Crowns summit of rock on a platform 200 with cliffs above and below but once cultivated. Wall at entrance 9' thick internal diameter 34 x 32. Entrance 2' 3/4" external and 4' 1/4" internal, lintels still in situ. Traces of gallery in wall. On E cliff falls away sheer from lower base but on W part of rock top is defended by an outwork the outer face of which extends to 25' from lower wall. Entrance on NNW.

Visited by VG Childe 7 June 1934.

Original field notes held in MS 36 and typed version included with Emergency Survey (WP 003403).

Field Visit (27 July 1942)

This site was recorded as part of the RCAHMS Emergency Survey, undertaken by Angus Graham and Vere Gordon Childe during World War 2. The project archive has been catalogued during 2013-2014 and the material, which includes notebooks, manuscripts, typescripts, plans and photographs, is now available online.

Information from RCAHMS (GF Geddes) 4 December 2014.

Publication Account (2007)

NM34 1 DUN AISGEAN

NM/3774 4524

There is little doubt about the identity of this unexcavated broch in Kilninian and Kilmore even though it is classed as a “galleried dun” in the latest account [3] (visited 5/6/64 and 6/10/89). The structure is well preserved, the wall standing nearly 3.05m (10 ft) high until recently but a little less in 1974 [3]; it stands on a rock knoll with some sheer faces. The site is close to the sea and overlooks it, and is not far from some formerly cultivated land with ruined crofts. Some of the blocks in the wall are very large and the lintels over the entrance are massive. The lower part of the external wallface is vertical, the upper part battered.

1. Description

The entrance faces just west of south and has built rebates for a door about 1.65m (5 ft 6 in) from the exterior; one of the checks was still visible in 1989. Within the door-frame the passage width increases from 1.0m to 1.5m. A very large lintel has fallen forward from the front end but is not triangular; it must however have stood on edge originally, and have supported the weight of the outer wallface. An unusual feature is the weed-covered masonry which runs over the lintel at the inner end of this passage; if this is original there would seem to have been no opening to the interior from any chamber over the entrance. The passage is 2.90m (9 ft 6 in) long indicating a relatively thin wall for a broch.

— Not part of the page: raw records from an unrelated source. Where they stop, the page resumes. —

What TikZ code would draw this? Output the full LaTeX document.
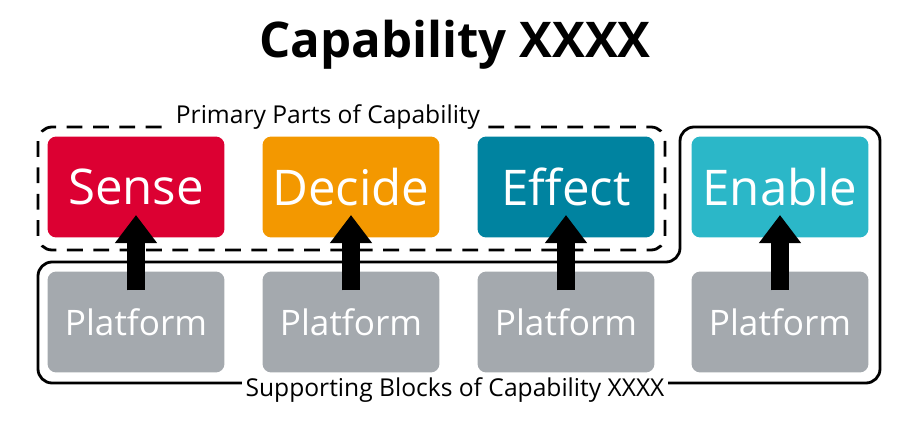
\documentclass[tikz,border=0pt]{standalone}
\usepackage{fontspec}
\setmainfont{Open Sans}
\usetikzlibrary{arrows.meta}
\definecolor{senseRed}{HTML}{DC0032}
\definecolor{decideOrange}{HTML}{F39800}
\definecolor{effectTeal}{HTML}{0083A0}
\definecolor{enableCyan}{HTML}{2BB7C8}
\definecolor{platformGray}{HTML}{A4A9AE}
\tikzset{
  part/.style={rounded corners=5pt, minimum width=3.54cm, minimum height=2.02cm, text=white, font=\fontsize{28}{30}\selectfont},
  platform/.style={part, fill=platformGray, font=\fontsize{20}{22}\selectfont},
  uparrow/.style={line width=10pt, -{Triangle[width=23pt,length=16pt]}},
  label/.style={fill=white, inner sep=2pt, font=\fontsize{14}{16}\selectfont}
}
\begin{document}
\begin{tikzpicture}[x=0.02cm, y=-0.02cm]
    \useasboundingbox (0,0) rectangle (909,423);
    \node[font=\bfseries\fontsize{28}{30}\selectfont] (title) at (455,45) {Capability XXXX};
    % primary parts
    \node[part, fill=senseRed] (sense) at (136,187) {Sense};
    \node[part, fill=decideOrange] (decide) at (351,187) {Decide};
    \node[part, fill=effectTeal] (effect) at (566,187) {Effect};
    \node[part, fill=enableCyan] (enable) at (780,187) {Enable};
    % platforms
    \node[platform] (p1) at (136,322) {Platform};
    \node[platform] (p2) at (351,322) {Platform};
    \node[platform] (p3) at (566,322) {Platform};
    \node[platform] (p4) at (780,322) {Platform};
    % outlines
    \draw[line width=1.6pt, dash pattern=on 9pt off 6pt, rounded corners=8pt] (38,127) rectangle (665,250);
    \draw[line width=1.6pt, rounded corners=8pt] (38,262) -- (680,262) -- (680,127) -- (880,127) -- (880,383) -- (38,383) -- cycle;
    \node[label] (primary) at (328,117) {Primary Parts of Capability};
    \node[label] (support) at (455,390) {Supporting Blocks of Capability XXXX};
    % arrows
    \foreach \p/\t in {p1/sense, p2/decide, p3/effect, p4/enable}
      \draw[uparrow] ([yshift=-11pt]\p.north) -- ([yshift=13pt]\t.south);
\end{tikzpicture}
\end{document}
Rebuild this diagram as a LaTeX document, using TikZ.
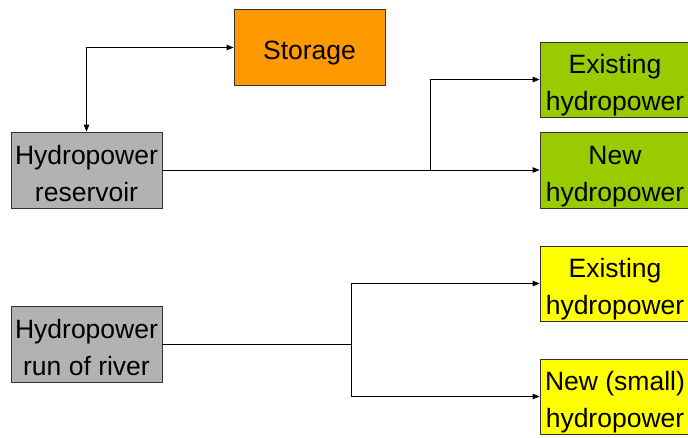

Immediately clockwise from the entrance a narrow length of mural gallery can be seen by peering into the rubble. Only about 0.30cm (12 in) wide, it stands higher than the entrance lintels and ought therefore to be in Level 2. Its rough sides are traceable to about 9 o’clock where there are signs of a doorway to the interior, presumably raised. At the right edge of this door is another very large lintel bridging the gallery. A scarcement of the ledge type – turfed over in places, uneven in level and about 38 - 45cm (15 - 18 in) wide – is traceable intermittently from about 6-9 o’clock, to just beyond the possible gallery door. Thereafter the inner face is visible at a slightly lower level. The narrow gallery is again visible at about 10.30 o’clock and its lintels must here be about 90cm (3 ft) above the scarcement.

There has been an outer wall all the way round the broch – following the irregular edge of the summit of the knoll – but it is only visible as such on the south-west, where the outer face stands six courses high.

2. Discussion

In spite of its relatively thin wall Dun Aisgean is classified as a hollow-walled broch here because of, first, its clear Level 2 gallery, second its scarcement and, third, the massive lintel in front of the entrance which seems to indicate a high wall. The Commission investigators do not mention the scarcement or the possible gallery door at 9 o’clock and this doubtless explains the term they used for this site [3]. Nevertheless Dun Aisgean is not typical of a broch, firstly because of the thinness of its wall and secondly because of the masonry resting on the innermost lintel of the entrance, though this could be the result of misguided ‘reconstruct-ion’ in modern times of the kind which one so often sees in remote highland brochs.

3. Dimensions

The external diameter is 15.10m (49.5 ft) from 6 - 12 o’clock and the same from 9 - 3 o’clock; the corresponding internal diameters are 9.30m (30.5 ft) and 9.46m (31 ft). The wall proportion is thus 38.4% and the average wall thickness is 2.86m (at the entrance it is 2.9m, as noted). The Commission [3] gives slightly different measurements – an internal diameter of 10.4m with an average wall thickness of 2.3m increasing to 2.75m at the entrance. The wall proportion would thus be 30.7%, much less than the author’s figure.